Ponowne przymusowe przesiedlenia
6 maja siły izraelskie rozkazały 100 000 ludzi na wschodzie Rafah ewakuację do Al Mawasi. Jest to obszar pomiędzy zachodnim Rafah i Chan Junus, gdzie możliwości schronienia i podstawowe zasoby są również bardzo ograniczone.
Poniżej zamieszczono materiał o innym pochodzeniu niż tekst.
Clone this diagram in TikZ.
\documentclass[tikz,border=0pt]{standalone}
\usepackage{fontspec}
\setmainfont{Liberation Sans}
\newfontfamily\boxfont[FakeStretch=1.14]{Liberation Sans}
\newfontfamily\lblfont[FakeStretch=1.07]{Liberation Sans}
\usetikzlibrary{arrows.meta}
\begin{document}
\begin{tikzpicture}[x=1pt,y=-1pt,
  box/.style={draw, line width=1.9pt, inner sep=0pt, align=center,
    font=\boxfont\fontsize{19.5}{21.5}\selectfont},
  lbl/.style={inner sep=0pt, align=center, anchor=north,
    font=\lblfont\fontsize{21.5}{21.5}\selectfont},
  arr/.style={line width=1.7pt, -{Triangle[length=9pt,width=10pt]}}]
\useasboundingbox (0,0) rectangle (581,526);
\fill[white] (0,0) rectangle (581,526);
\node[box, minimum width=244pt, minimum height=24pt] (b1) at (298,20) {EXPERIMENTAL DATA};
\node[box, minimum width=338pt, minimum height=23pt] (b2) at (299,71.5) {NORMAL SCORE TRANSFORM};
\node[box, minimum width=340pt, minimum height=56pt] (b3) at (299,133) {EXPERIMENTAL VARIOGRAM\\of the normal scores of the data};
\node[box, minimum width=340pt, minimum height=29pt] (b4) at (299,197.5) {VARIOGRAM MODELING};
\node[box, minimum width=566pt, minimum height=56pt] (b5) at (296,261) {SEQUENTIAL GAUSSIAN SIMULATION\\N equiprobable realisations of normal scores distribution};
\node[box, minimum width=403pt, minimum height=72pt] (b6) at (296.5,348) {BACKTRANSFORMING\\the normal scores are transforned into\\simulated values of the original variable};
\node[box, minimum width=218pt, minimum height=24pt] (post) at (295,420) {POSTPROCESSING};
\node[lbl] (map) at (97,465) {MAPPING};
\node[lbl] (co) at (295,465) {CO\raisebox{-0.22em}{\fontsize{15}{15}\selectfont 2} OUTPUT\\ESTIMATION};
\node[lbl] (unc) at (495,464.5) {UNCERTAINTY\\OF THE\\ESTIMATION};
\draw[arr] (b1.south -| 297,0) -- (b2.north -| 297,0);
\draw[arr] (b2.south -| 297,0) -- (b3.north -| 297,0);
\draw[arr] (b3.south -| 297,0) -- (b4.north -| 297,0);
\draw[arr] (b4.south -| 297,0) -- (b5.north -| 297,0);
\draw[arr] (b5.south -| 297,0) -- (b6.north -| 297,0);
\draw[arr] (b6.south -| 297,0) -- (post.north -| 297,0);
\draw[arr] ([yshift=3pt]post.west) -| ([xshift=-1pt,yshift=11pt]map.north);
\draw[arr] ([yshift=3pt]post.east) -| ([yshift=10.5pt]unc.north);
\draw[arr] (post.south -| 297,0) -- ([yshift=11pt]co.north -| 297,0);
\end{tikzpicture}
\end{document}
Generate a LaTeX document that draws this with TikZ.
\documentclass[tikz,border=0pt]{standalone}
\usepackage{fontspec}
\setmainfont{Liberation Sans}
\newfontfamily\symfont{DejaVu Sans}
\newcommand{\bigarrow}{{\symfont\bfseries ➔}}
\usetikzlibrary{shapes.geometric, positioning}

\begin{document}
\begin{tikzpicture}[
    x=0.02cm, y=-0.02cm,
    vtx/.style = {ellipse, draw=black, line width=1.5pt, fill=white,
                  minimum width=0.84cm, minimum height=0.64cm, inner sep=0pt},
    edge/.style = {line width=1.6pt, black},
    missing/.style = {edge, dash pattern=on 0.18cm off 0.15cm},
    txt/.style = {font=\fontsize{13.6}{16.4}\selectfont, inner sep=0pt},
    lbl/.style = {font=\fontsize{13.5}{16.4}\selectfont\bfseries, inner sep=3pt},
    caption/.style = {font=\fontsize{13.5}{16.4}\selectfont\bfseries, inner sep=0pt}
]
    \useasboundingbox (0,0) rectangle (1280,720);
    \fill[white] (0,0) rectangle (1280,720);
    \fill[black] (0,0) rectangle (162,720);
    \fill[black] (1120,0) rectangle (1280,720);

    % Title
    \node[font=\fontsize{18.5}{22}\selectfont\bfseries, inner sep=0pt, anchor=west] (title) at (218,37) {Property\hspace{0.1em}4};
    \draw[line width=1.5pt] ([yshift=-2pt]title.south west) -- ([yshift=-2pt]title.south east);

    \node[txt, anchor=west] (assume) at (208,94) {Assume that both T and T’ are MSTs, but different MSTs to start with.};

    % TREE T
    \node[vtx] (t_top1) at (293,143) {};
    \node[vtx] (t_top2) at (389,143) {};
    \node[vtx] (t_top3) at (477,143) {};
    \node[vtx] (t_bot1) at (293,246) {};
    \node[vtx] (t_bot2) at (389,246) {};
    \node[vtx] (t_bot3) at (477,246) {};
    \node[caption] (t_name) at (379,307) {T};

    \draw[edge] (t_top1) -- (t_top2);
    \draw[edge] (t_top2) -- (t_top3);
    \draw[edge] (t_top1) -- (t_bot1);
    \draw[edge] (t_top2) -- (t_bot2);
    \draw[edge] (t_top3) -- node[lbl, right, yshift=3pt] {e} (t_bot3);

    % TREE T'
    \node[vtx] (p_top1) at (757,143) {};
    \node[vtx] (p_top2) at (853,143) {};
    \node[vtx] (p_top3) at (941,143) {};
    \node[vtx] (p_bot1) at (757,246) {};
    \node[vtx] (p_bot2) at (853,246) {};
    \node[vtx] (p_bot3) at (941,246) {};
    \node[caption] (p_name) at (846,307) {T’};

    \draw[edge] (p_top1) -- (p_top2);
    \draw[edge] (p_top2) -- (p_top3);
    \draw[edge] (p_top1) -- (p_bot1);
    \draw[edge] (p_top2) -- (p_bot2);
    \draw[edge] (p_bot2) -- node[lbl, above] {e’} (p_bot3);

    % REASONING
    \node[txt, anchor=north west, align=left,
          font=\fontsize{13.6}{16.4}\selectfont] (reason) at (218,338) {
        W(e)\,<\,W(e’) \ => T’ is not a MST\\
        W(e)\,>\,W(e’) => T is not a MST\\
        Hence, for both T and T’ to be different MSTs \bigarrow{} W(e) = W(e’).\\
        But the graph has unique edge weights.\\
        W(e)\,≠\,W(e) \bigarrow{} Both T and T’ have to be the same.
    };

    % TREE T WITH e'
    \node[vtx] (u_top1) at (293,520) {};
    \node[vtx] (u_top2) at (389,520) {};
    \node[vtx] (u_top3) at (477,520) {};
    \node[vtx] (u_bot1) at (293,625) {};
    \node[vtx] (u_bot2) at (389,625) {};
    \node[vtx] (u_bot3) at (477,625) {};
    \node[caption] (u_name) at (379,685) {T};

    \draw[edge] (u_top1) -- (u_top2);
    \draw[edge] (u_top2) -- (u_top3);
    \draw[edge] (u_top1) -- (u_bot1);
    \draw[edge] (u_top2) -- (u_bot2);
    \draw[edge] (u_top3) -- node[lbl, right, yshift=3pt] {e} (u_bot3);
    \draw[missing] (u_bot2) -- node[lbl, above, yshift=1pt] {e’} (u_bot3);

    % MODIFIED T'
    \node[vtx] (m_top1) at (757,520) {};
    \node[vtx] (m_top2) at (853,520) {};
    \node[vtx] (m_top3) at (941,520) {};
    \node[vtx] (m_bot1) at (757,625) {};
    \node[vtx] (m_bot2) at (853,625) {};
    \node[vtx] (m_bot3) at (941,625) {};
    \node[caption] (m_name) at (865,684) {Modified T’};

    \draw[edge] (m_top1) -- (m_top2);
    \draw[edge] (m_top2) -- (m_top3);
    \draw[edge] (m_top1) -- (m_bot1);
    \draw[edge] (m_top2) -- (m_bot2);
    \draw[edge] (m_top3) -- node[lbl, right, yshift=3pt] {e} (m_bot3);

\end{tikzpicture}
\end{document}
Rafah było wcześniej określone przez siły izraelskie jako strefa bezpieczna dla cywilów.
– Ludzie ci są ponownie przymusowo przesiedleni, przemieszczając się z prowizorycznych namiotów do kolejnego miejsca bez adekwatnego schronienia, jedzenia, wody i opieki medycznej – mówi Godard. – Istnieje ryzyko, że jeszcze bardziej dotknie ich katastrofa humanitarna, która już osiągnęła poziom z koszmaru.
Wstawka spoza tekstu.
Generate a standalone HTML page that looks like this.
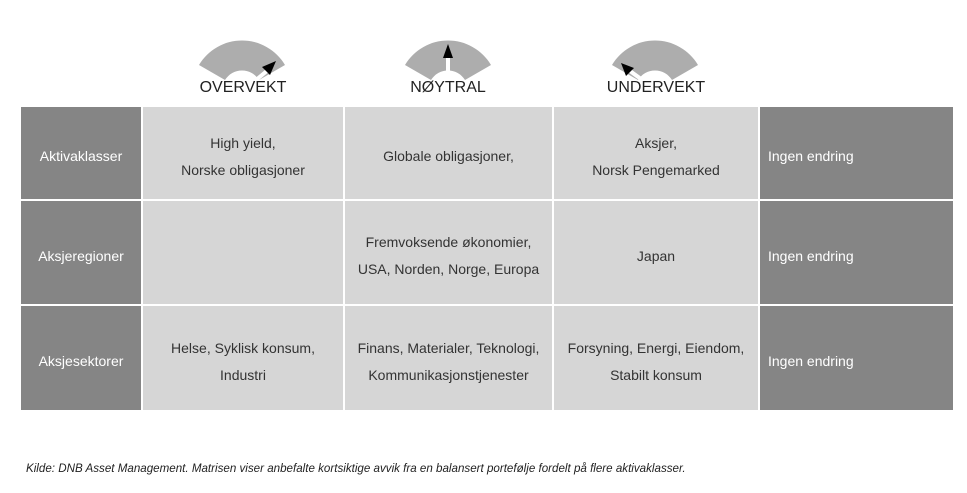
<!DOCTYPE html>
<html><head><style>
body{margin:0;width:967px;height:493px;background:#fff;position:relative;font-family:"Liberation Sans",sans-serif;overflow:hidden}
.c{position:absolute;display:flex;flex-direction:column;justify-content:center;align-items:center;font-size:14px;color:#333;line-height:27px;text-align:center;background:#d6d6d6;padding-top:7px;box-sizing:border-box}
.d{background:#858585;color:#fff}
.l{align-items:flex-start;padding-left:8px}
.h{position:absolute;top:79px;font-size:16px;color:#222;width:200px;text-align:center}
</style></head><body>
<svg width="967" height="110" style="position:absolute;left:0;top:0">
<g fill="#adadad">
<path d="M199,65 A50,50 0 0 1 285,65 L259,80 A20,20 0 0 0 225,80Z"/>
<path d="M405,65 A50,50 0 0 1 491,65 L465,80 A20,20 0 0 0 431,80Z"/>
<path d="M612,65 A50,50 0 0 1 698,65 L672,80 A20,20 0 0 0 638,80Z"/>
</g>
<line x1="256" y1="80" x2="268" y2="70" stroke="#fff" stroke-width="4"/>
<polygon points="276,61 262,67 270,75" fill="#000"/>
<line x1="448" y1="72" x2="448" y2="58" stroke="#fff" stroke-width="4"/>
<polygon points="448,44 443,58 453,58" fill="#000"/>
<line x1="641" y1="79" x2="630" y2="71" stroke="#fff" stroke-width="4"/>
<polygon points="621,63 626,76 634,68" fill="#000"/>
</svg>
<div class="h" style="left:143px">OVERVEKT</div>
<div class="h" style="left:348px">NØYTRAL</div>
<div class="h" style="left:556px">UNDERVEKT</div>

<div class="c d" style="left:21px;top:107px;width:120px;height:92px">Aktivaklasser</div>
<div class="c" style="left:143px;top:107px;width:200px;height:92px">High yield,<br>Norske obligasjoner</div>
<div class="c" style="left:345px;top:107px;width:207px;height:92px">Globale obligasjoner,</div>
<div class="c" style="left:554px;top:107px;width:204px;height:92px">Aksjer,<br>Norsk Pengemarked</div>
<div class="c d l" style="left:760px;top:107px;width:193px;height:92px">Ingen endring</div>

<div class="c d" style="left:21px;top:201px;width:120px;height:103px">Aksjeregioner</div>
<div class="c" style="left:143px;top:201px;width:200px;height:103px"></div>
<div class="c" style="left:345px;top:201px;width:207px;height:103px">Fremvoksende økonomier,<br>USA, Norden, Norge, Europa</div>
<div class="c" style="left:554px;top:201px;width:204px;height:103px">Japan</div>
<div class="c d l" style="left:760px;top:201px;width:193px;height:103px">Ingen endring</div>

<div class="c d" style="left:21px;top:306px;width:120px;height:104px">Aksjesektorer</div>
<div class="c" style="left:143px;top:306px;width:200px;height:104px">Helse, Syklisk konsum,<br>Industri</div>
<div class="c" style="left:345px;top:306px;width:207px;height:104px">Finans, Materialer, Teknologi,<br>Kommunikasjonstjenester</div>
<div class="c" style="left:554px;top:306px;width:204px;height:104px">Forsyning, Energi, Eiendom,<br>Stabilt konsum</div>
<div class="c d l" style="left:760px;top:306px;width:193px;height:104px">Ingen endring</div>

<div style="position:absolute;left:26px;top:462px;font-size:11.6px;font-style:italic;color:#222">Kilde: DNB Asset Management. Matrisen viser anbefalte kortsiktige avvik fra en balansert portefølje fordelt på flere aktivaklasser.</div>
</body></html>
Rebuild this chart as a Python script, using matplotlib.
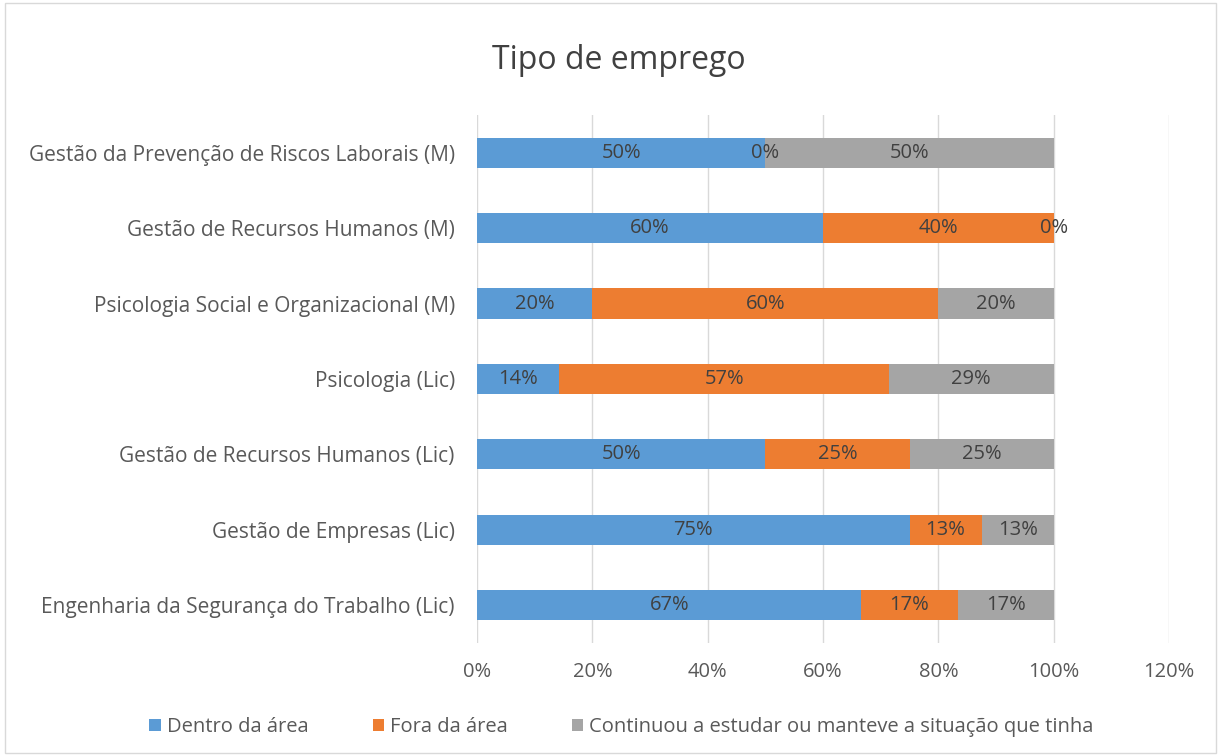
import matplotlib.pyplot as plt
import numpy as np
from matplotlib.ticker import FuncFormatter

plt.rcParams['font.family'] = ['Open Sans', 'DejaVu Sans']

cursos = [
    "Engenharia da Segurança do Trabalho (Lic)",
    "Gestão de Empresas (Lic)",
    "Gestão de Recursos Humanos (Lic)",
    "Psicologia (Lic)",
    "Psicologia Social e Organizacional (M)",
    "Gestão de Recursos Humanos (M)",
    "Gestão da Prevenção de Riscos Laborais (M)",
]
dentro = [4/6, 0.75, 0.50, 1/7, 0.20, 0.60, 0.50]
fora = [1/6, 0.125, 0.25, 4/7, 0.60, 0.40, 0.0]
continuou = [1/6, 0.125, 0.25, 2/7, 0.20, 0.0, 0.50]
series = ["Dentro da área", "Fora da área",
          "Continuou a estudar ou manteve a situação que tinha"]
cores = ["#5B9BD5", "#ED7D31", "#A5A5A5"]


def pct(v):
    # arredondar como o Excel (0.5 para cima)
    return f"{int(np.floor(v * 100 + 0.5))}%"


fig = plt.figure(figsize=(12.21, 7.56), dpi=100)
ax = fig.add_axes([0.3907, 0.1495, 0.5667, 0.6984])

y = np.arange(len(cursos))
left = np.zeros(len(cursos))
for vals, nome, cor in zip([dentro, fora, continuou], series, cores):
    vals = np.array(vals)
    ax.barh(y, vals, left=left, height=0.4, color=cor, label=nome, zorder=2)
    for yi, (l, v) in enumerate(zip(left, vals)):
        ax.text(l + v / 2, yi, pct(v), ha='center', va='center',
                fontsize=14.5, color='#404040', zorder=3)
    left = left + vals

ax.set_xlim(0, 1.2)
ax.set_ylim(-0.5, 6.5)
ax.set_xticks(np.arange(0, 1.21, 0.2))
ax.xaxis.set_major_formatter(FuncFormatter(lambda v, p: pct(v)))
ax.set_yticks(y)
ax.set_yticklabels(cursos)
ax.tick_params(axis='both', length=0, labelsize=15, labelcolor='#595959')
ax.tick_params(axis='x', labelsize=14.5, pad=14)
ax.tick_params(axis='y', pad=16)
ax.grid(axis='x', color='#D9D9D9', linewidth=1, zorder=0)
for s in ax.spines.values():
    s.set_visible(False)

fig.text(0.507, 0.92, "Tipo de emprego", ha='center', va='center',
         fontsize=23, color='#404040')
fig.legend(loc='center', bbox_to_anchor=(0.509, 0.038), ncol=3, frameon=False,
           fontsize=14.5, handlelength=0.55, handleheight=0.55, columnspacing=3.2,
           handletextpad=0.3, labelcolor='#595959')

fig.patches.append(plt.Rectangle((0.004, 0.004), 0.992, 0.992, transform=fig.transFigure,
                                 fill=False, edgecolor='#D9D9D9', linewidth=1))

fig.savefig("out.png", dpi=100)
Ofensywa oraz nakaz ewakuacji jeszcze bardziej ograniczają dostęp do opieki w ramach systemu ochrony zdrowia, który już jest zniszczony. Ludzie są pozostawieni niemal bez podstawowej opieki medycznej.
Ewakuacje placówek medycznych
Wcześniej w tym tygodniu personel medyczny i pacjenci musieli ewakuować się ze szpitala Al-Najjar. Szpital Europejski w Gazie nie jest już dostępny. Lekarze bez Granic w dalszym ciągu prowadzą działania w Indonezyjskim Szpitalu Polowym w Rafah, gdzie zapewniamy opiekę pooperacyjną. Jednak nasze zespoły, spodziewając się ewakuacji, zaczęły wypisać pacjentów, którzy spełniają niezbędne kryteria. Zawieszamy również do odwołania nasze działania w klinice Al-Shaboura.
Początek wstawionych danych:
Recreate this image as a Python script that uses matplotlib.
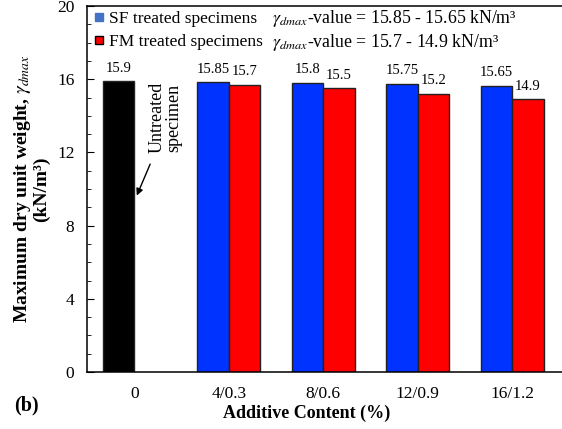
import numpy as np
import matplotlib
matplotlib.use('Agg')
import matplotlib.pyplot as plt
from matplotlib.lines import Line2D

plt.rcParams['font.family'] = ['Liberation Serif', 'DejaVu Serif']
plt.rcParams['mathtext.fontset'] = 'stix'

# data
categories = ['0', '4/0.3', '8/0.6', '12/0.9', '16/1.2']
untreated = [15.9]
sf_values = [15.85, 15.8, 15.75, 15.65]
fm_values = [15.7, 15.5, 15.2, 14.9]
sf_labels = ['15.85', '15.8', '15.75', '15.65']
fm_labels = ['15.7', '15.5', '15.2', '14.9']

fig = plt.figure(figsize=(5.62, 4.29), dpi=100)
ax = fig.add_axes([87 / 562, (429 - 372) / 429, (562 - 87) / 562, (372 - 6) / 429])

x = np.arange(len(categories))
w = 0.333
ec = '#222222'

ax.bar(x[0] - w / 2, untreated, w, color='black', edgecolor=ec, linewidth=1)
ax.bar(x[1:] - w / 2, sf_values, w, color='#0033ff', edgecolor=ec, linewidth=1)
ax.bar(x[1:] + w / 2, fm_values, w, color='#ff0000', edgecolor=ec, linewidth=1)

# value labels
ax.text(x[0] - w / 2, untreated[0] + 0.35, '15.9', ha='center', va='bottom', fontsize=10.5)
for i in range(len(sf_values)):
    ax.text(x[i + 1] - w / 2, sf_values[i] + 0.35, sf_labels[i], ha='center', va='bottom', fontsize=10.5)
    ax.text(x[i + 1] + w / 2, fm_values[i] + 0.35, fm_labels[i], ha='center', va='bottom', fontsize=10.5)

ax.set_xlim(-0.5, 4.526)
ax.set_ylim(0, 20)
ax.set_xticks(x)
ax.set_xticklabels(categories, fontsize=12.5)
ax.set_yticks(np.arange(0, 21, 4))
ax.set_yticks(np.arange(0, 21, 1), minor=True)
ax.tick_params(axis='y', which='major', direction='in', length=5, labelsize=12.5, pad=9)
ax.tick_params(axis='y', which='minor', direction='in', length=3)
ax.tick_params(axis='x', length=0, pad=10)
ax.spines['right'].set_visible(False)
for s in ['left', 'bottom', 'top']:
    ax.spines[s].set_linewidth(1.1)

ax.set_ylabel('Maximum dry unit weight, $\\gamma_{dmax}$\n(kN/m\u00b3)', fontsize=14,
              fontweight='bold', labelpad=5, linespacing=1.0)
fig.text(307 / 562, 1 - 413 / 429, 'Additive Content (%)', ha='center', va='center',
         fontsize=13, fontweight='bold')
fig.text(14 / 562, 1 - 405 / 429, '(b)', ha='left', va='center', fontsize=14.5, fontweight='bold')

# legend
handles = [Line2D([], [], marker='s', linestyle='none', markersize=5.5, color='#4472c4'),
           Line2D([], [], marker='s', linestyle='none', markersize=5.5, markerfacecolor='#ff0000',
                  markeredgecolor='black')]
ax.legend(handles, ['SF treated specimens', 'FM treated specimens'], loc='upper left',
          bbox_to_anchor=(-0.01, 1.02), frameon=False, fontsize=12.5, handlelength=0.5,
          handletextpad=0.35, labelspacing=0.4, borderaxespad=0.3)

ax.text(0.39, 0.967, '$\\gamma_{dmax}$-value = 15.85 - 15.65 kN/m\u00b3', transform=ax.transAxes,
        fontsize=12.8, va='center', ha='left')
ax.text(0.39, 0.9, '$\\gamma_{dmax}$-value = 15.7 - 14.9 kN/m\u00b3', transform=ax.transAxes,
        fontsize=12.8, va='center', ha='left')

# annotation for untreated bar
ax.annotate('', xy=(0.015, 9.5), xytext=(0.18, 11.5),
            arrowprops=dict(arrowstyle='-|>', color='black', lw=1, mutation_scale=10))
ax.text(0.33, 13.9, 'Untreated\nspecimen', rotation=90, ha='center', va='center',
        fontsize=13, linespacing=1.0)

fig.savefig('out.png', dpi=100)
– Konieczność zawieszenia działań ośrodka medycznego, w którym nasze zespoły zapewniły 8269 konsultacji w samym kwietniu, a w ostatnim tygodniu wykonały 344 opatrunki, jest katastrofalne w skutkach – mówi Paulo Milanesio, koordynator działań natychmiastowych w Rafah.
– Gdzie w miejscu tak zniszczonym, jak Gaza, kobiety w ciąży, dzieci, ludzie z chorobami przewlekłymi będą szukać opieki i kontynuować leczenie? Nie zapominajmy o wpływie na zdrowie psychiczne. Przed zamknięciem zapewnialiśmy ponad 130 indywidualnych konsultacji z zakresu zdrowia psychicznego tygodniowo, liczba ta rosła w ostatnich tygodniach – mówi Milanesio.
Lekarze bez Granic przekazują Ministerstwu Zdrowia swoje działania w szpitalu El Emirati (8 maja) oraz przenoszą personel do szpitala Nasser, aby zapewniać opiekę okołoporodową na bezpieczniejszym obszarze.
– Tym samym liczba placówek medycznych, które byliśmy zmuszeni opuścić urosła do 11 na przestrzeni siedmiu miesięcy, co pokazuje brutalność i bezprawie tej wojny – mówi Milanesio.
Apelujemy o zawieszenie broni
Od początku wojny Lekarze bez Granic obserwują systematyczne ataki na placówki medyczne i infrastrukturę cywilną. W momencie, w którym potrzeby medyczne drastycznie rosną, system ochrony zdrowia w Gazie jest rozmontowywany – z katastrofalnymi skutkami dla ludności palestyńskiej.
Powtarzamy nasz apel o natychmiastowe, trwałe zawieszenie broni, aby zapobiec dalszym śmierciom i zniszczeniu w Gazie oraz umożliwić napływ ratującej życie pomocy.